> Aim of the task:
Take the lines from the head of the listing through the one bearing "(0,0) rectangle (474,474);" and copy them exactly, leaving every picture out.

> Entries:
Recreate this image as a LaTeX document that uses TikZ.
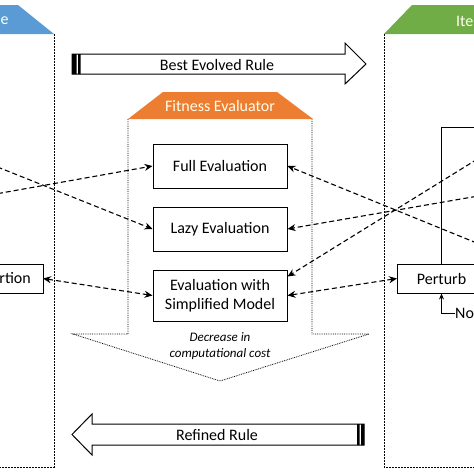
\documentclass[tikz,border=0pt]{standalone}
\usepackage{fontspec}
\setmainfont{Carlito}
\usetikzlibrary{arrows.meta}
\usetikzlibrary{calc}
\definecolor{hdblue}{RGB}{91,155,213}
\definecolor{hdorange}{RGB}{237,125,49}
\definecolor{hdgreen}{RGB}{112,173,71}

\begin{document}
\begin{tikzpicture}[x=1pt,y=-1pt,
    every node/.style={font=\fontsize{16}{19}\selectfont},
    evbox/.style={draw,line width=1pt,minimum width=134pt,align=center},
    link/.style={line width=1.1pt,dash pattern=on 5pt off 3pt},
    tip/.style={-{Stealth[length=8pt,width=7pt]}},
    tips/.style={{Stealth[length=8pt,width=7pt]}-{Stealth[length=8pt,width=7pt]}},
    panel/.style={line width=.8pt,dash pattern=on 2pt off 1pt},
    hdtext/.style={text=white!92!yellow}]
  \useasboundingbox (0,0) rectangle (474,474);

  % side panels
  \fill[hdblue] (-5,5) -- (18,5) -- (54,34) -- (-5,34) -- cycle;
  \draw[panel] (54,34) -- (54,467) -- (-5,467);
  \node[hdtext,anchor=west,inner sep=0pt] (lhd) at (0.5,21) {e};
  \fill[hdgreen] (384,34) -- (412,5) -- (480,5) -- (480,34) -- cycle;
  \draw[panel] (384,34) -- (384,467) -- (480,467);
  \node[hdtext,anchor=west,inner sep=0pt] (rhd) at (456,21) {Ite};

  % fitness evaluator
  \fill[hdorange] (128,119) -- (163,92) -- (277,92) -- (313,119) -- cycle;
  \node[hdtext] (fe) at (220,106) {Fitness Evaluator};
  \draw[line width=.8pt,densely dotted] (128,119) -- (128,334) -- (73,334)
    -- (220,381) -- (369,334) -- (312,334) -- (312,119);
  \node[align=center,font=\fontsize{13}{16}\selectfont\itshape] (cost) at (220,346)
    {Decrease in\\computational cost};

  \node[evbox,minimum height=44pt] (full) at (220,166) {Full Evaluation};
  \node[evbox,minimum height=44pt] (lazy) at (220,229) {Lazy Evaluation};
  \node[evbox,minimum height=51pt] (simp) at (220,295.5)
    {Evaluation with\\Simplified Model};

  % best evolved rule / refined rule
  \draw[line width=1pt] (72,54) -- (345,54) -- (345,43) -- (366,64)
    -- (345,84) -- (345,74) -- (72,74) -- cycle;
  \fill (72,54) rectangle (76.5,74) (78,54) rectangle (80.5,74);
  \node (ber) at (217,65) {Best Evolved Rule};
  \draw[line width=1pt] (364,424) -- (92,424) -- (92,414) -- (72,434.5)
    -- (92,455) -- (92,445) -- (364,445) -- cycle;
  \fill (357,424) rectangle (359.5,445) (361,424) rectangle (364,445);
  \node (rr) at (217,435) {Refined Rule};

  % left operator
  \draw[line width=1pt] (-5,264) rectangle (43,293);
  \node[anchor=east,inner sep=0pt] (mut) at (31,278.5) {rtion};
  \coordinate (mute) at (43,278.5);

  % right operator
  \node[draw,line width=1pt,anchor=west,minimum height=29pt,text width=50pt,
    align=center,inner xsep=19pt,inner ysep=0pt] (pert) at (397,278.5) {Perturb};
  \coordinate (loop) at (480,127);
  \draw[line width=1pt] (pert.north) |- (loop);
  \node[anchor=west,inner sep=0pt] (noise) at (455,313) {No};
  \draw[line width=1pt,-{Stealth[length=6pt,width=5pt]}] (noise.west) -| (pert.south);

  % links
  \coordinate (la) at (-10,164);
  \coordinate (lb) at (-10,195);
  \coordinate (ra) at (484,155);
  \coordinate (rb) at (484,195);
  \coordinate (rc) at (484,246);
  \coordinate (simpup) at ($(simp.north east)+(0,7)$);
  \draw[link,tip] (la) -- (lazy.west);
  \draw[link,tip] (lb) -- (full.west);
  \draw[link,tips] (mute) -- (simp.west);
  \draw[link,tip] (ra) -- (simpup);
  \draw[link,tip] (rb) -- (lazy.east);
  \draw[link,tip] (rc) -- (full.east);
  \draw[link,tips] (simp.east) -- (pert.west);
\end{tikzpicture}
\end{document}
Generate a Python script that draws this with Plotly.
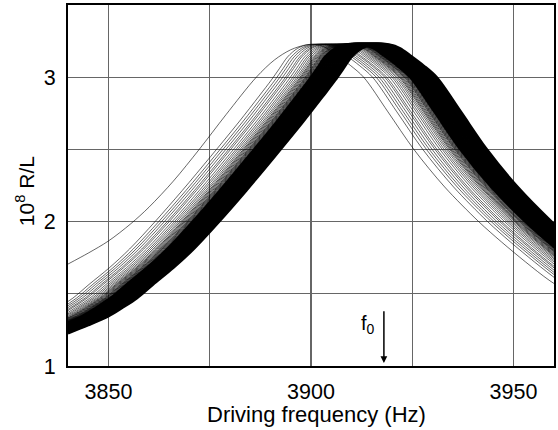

> Exercise result:
Recreate this image as a LaTeX document that uses TikZ.
\documentclass[tikz,border=0pt]{standalone}
\usepackage{fontspec}
\setmainfont{Carlito}
\usetikzlibrary{arrows.meta}
\usetikzlibrary{calc}
\definecolor{hdblue}{RGB}{91,155,213}
\definecolor{hdorange}{RGB}{237,125,49}
\definecolor{hdgreen}{RGB}{112,173,71}

\begin{document}
\begin{tikzpicture}[x=1pt,y=-1pt,
    every node/.style={font=\fontsize{16}{19}\selectfont},
    evbox/.style={draw,line width=1pt,minimum width=134pt,align=center},
    link/.style={line width=1.1pt,dash pattern=on 5pt off 3pt},
    tip/.style={-{Stealth[length=8pt,width=7pt]}},
    tips/.style={{Stealth[length=8pt,width=7pt]}-{Stealth[length=8pt,width=7pt]}},
    panel/.style={line width=.8pt,dash pattern=on 2pt off 1pt},
    hdtext/.style={text=white!92!yellow}]
  \useasboundingbox (0,0) rectangle (474,474);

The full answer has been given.